In Plato, ‘wonder’ is very often an ironical or negative term, used in the context of negative – including ironic or sarcastic – accounts or ignorant, deluded or mischievous attitudes and behaviour. Where wonder does have positive or elevated connotations – for example in the ‘ascent’ of the Symposium – it may nevertheless be a temporary, transitional experience, not a desirable long-term attitude. (And these two features – the ‘suspicious’ use of the term, and wonder as a preliminary experiential stage – may be paralleled by, respectively, many negative appearances of thauma in Tragedy, and Aristotle’s account of wonder as the starting-point for intellectual enquiry (Metaphysics 1, 982b).)

We contrast this dynamic with later developments in the Platonic tradition – exemplified by Galen and Proclus. For Galen, wonder is not just the starting-point for intellectual enquiry, but also its end-point – the appropriate attitude of religious awe in the face of the operations of the universe, especially the phenomena of anatomy and physiology, which manifest a marvellous and intricate intelligent design. Yet this theoretical wonder (in e.g. The Function of the Parts, Natural Capacities)sits alongside completely different connotations in his medical narratives (e.g. Prognosis, Simple Drugs). Here – reflecting the above background – thauma is either something fraudulently produced by others, or else an ignorant reaction to Galen’s apparently ‘miraculous’ cures. Rhetorically, the discourse operates on two levels, simultaneously encouraging that reaction of wonder and denying its validity (there is a perfectly rational explanation, no ‘wonder’). Proclus, meanwhile (in his Commentary on Parmenides), performs an extraordinary transformation on the Platonic text, turning a series of ironic, everyday uses of ‘amazement’ terminology by Socrates (‘I would be amazed if …’) into the discovery of undreamt-of metaphysical complexities which do, indeed, demand our constant wonder and admiration.

Beginning from a close consideration of the use of ‘wonder’ terms (esp. thauma and cognates), the paper proceeds by investigating their varying dialectical contexts and uses, within Plato and within two of his much later ‘followers’, Galen and (much more briefly) Proclus. Tracing a development – in some senses a reversal – within the Platonic tradition, we point to different ways in which ‘wonder’ is used to construct and delimit intellectual and, indeed, emotional communities in Graeco-Roman philosophical and medical contexts.

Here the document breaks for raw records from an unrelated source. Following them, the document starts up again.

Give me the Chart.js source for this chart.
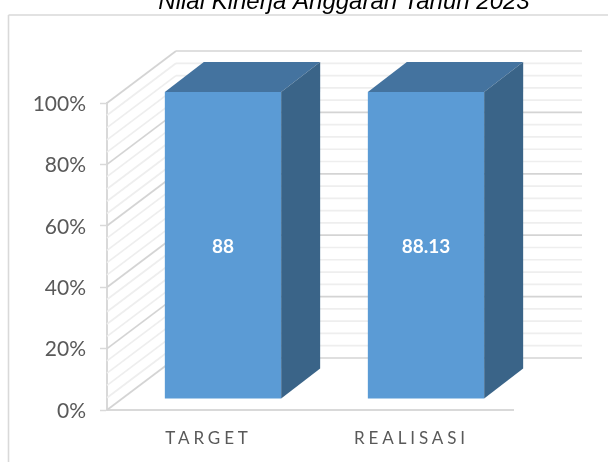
<!DOCTYPE html>
<html>
<head>
<meta charset="utf-8">
<title>Nilai Kinerja Anggaran Tahun 2023</title>
<style>
  html, body { margin: 0; padding: 0; background: #fff; overflow: hidden; }
  canvas { display: block; }
</style>
<script src="https://cdn.jsdelivr.net/npm/chart.js@4"></script>
</head>
<body>
<canvas id="chart" width="608" height="462"></canvas>
<script>
const chartTitle = 'Nilai Kinerja Anggaran Tahun 2023'
const categories = ['TARGET', 'REALISASI']
const sharePercent = [100, 100]
const valueLabels = ['88', '88.13']

const yMax = 100
const majorStep = 20
const minorStep = 4

// "3D" look: depth of the walls and of the bars
const wall = { dx: 69, dy: 52, right: 582 }
const bar = { dx: 39, dy: 30, shiftX: 14.5, shiftY: -11 }

function line (ctx, x1, y1, x2, y2, color, width) {
  ctx.strokeStyle = color
  ctx.lineWidth = width
  ctx.beginPath()
  ctx.moveTo(x1, y1)
  ctx.lineTo(x2, y2)
  ctx.stroke()
}

function face (ctx, pts, color) {
  ctx.fillStyle = color
  ctx.beginPath()
  pts.forEach((p, i) => i ? ctx.lineTo(p[0], p[1]) : ctx.moveTo(p[0], p[1]))
  ctx.closePath()
  ctx.fill()
}

const fake3d = {
  id: 'fake3d',
  beforeDraw (chart) {
    const ctx = chart.ctx
    ctx.save()
    ctx.fillStyle = '#fff'
    ctx.fillRect(0, 0, chart.width, chart.height)
    line(ctx, 8.5, 15, chart.width, 15, '#d9d9d9', 1.6)
    line(ctx, 8.5, 15, 8.5, chart.height, '#d9d9d9', 1.6)
    ctx.restore()
  },
  beforeDatasetsDraw (chart) {
    const ctx = chart.ctx
    const { x, y } = chart.scales
    const left = x.left
    ctx.save()
    for (let v = 0; v <= yMax; v += minorStep) {
      const major = v % majorStep === 0
      const color = major ? '#d4d4d4' : '#eeeeee'
      const py = y.getPixelForValue(v)
      line(ctx, left, py, left + wall.dx, py - wall.dy, color, 1.7)
      line(ctx, left + wall.dx, py - wall.dy, wall.right, py - wall.dy, color, 1.7)
    }
    ctx.restore()
    ctx.save()
    ctx.translate(bar.shiftX, bar.shiftY)
  },
  afterDatasetsDraw (chart) {
    const ctx = chart.ctx
    chart.getDatasetMeta(0).data.forEach((el, i) => {
      const l = el.x - el.width / 2
      const r = el.x + el.width / 2
      face(ctx, [[l, el.y], [r, el.y], [r + bar.dx, el.y - bar.dy], [l + bar.dx, el.y - bar.dy]], '#44739f')
      face(ctx, [[r, el.y], [r + bar.dx, el.y - bar.dy], [r + bar.dx, el.base - bar.dy], [r, el.base]], '#3a6488')
      ctx.fillStyle = '#fff'
      ctx.font = 'bold 19px Lato'
      ctx.textAlign = 'center'
      ctx.textBaseline = 'middle'
      ctx.fillText(valueLabels[i], el.x, (el.y + el.base) / 2 + 2)
    })
    ctx.restore()
    // x labels are drawn after the datasets (ticks.z = 1), only they get the spacing
    ctx.letterSpacing = '3.9px'
  },
  afterDraw (chart) {
    const ctx = chart.ctx
    ctx.letterSpacing = '0px'
    ctx.save()
    ctx.fillStyle = '#000'
    ctx.font = 'italic 24px "Liberation Sans"'
    ctx.textAlign = 'center'
    ctx.textBaseline = 'alphabetic'
    ctx.fillText(chartTitle, 344, 9)
    ctx.restore()
  }
}

new Chart(document.getElementById('chart'), {
  type: 'bar',
  plugins: [fake3d],
  data: {
    labels: categories,
    datasets: [{
      data: sharePercent,
      backgroundColor: '#5b9bd5',
      barPercentage: 0.573,
      categoryPercentage: 1
    }]
  },
  options: {
    responsive: false,
    animation: false,
    layout: { padding: { top: 103, right: 95, left: 0, bottom: 0 } },
    plugins: { legend: { display: false }, tooltip: { enabled: false }, title: { display: false } },
    scales: {
      x: {
        afterFit: s => { s.height = 52 },
        grid: { display: false },
        border: { color: '#d9d9d9', width: 2 },
        ticks: {
          z: 1,
          color: '#595959',
          padding: 10,
          font: { family: 'Lato', size: 17 }
        }
      },
      y: {
        min: 0,
        max: yMax,
        afterFit: s => { s.width = 107 },
        grid: { drawOnChartArea: false, color: '#d9d9d9', tickLength: 7, tickWidth: 1.5 },
        border: { color: '#d9d9d9', width: 2 },
        ticks: {
          stepSize: majorStep,
          color: '#595959',
          padding: 14,
          labelOffset: 1,
          font: { family: 'Lato', size: 21 },
          callback: v => v + '%'
        }
      }
    }
  }
})
</script>
</body>
</html>
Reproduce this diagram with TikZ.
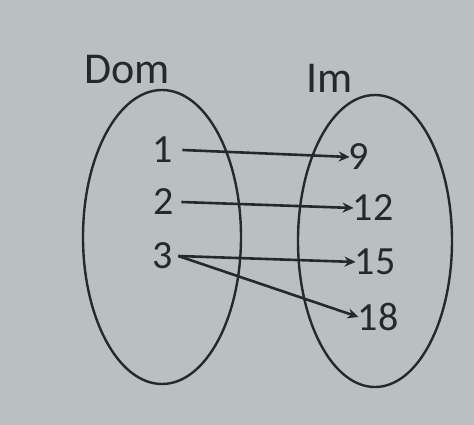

This paper will explore the ways in which marvels were recognised and experienced in the natural environment through a focused discussion of Yammoune, a village located in the Beqaa Valley (Lebanon) that was once home to a significant Latin-speaking population. Situated in a fertile valley, Yammoune centred on a seasonal lake that formed every March when snow-melt from the nearby mountains merged with water from local springs. The site was also home to another wondrous feature: a giant sinkhole located in the southeast of the lake. Both of the lake’s peculiar characteristics – its seasonality and its sinkhole – captured the imaginations of Yammoune’s religious communities. A large religious installation was constructed to sit within the lake’s waters during the annual inundation, a practice not without precedent elsewhere in the Roman Near East. Moreover, worshippers gathered each year to celebrate a festival in which offerings were cast into the lake in honour of Yammoune’s local goddess. According to Zosimus (New History 1.58), if the goddess accepted the gifts then the items would sink to the bottom of the lake but, if she rejected the gifts, they would float to the surface. Although such cultic traditions are known from elsewhere in the ancient world, they take on an additional dimension at Yammoune where the site’s geological composition had the capacity to make offerings disappear through the sinkhole or reappear when the lake dried out. Accordingly, this paper will aim to highlight the role of the environment as medium through which marvels were experienced in the Graeco-Roman world.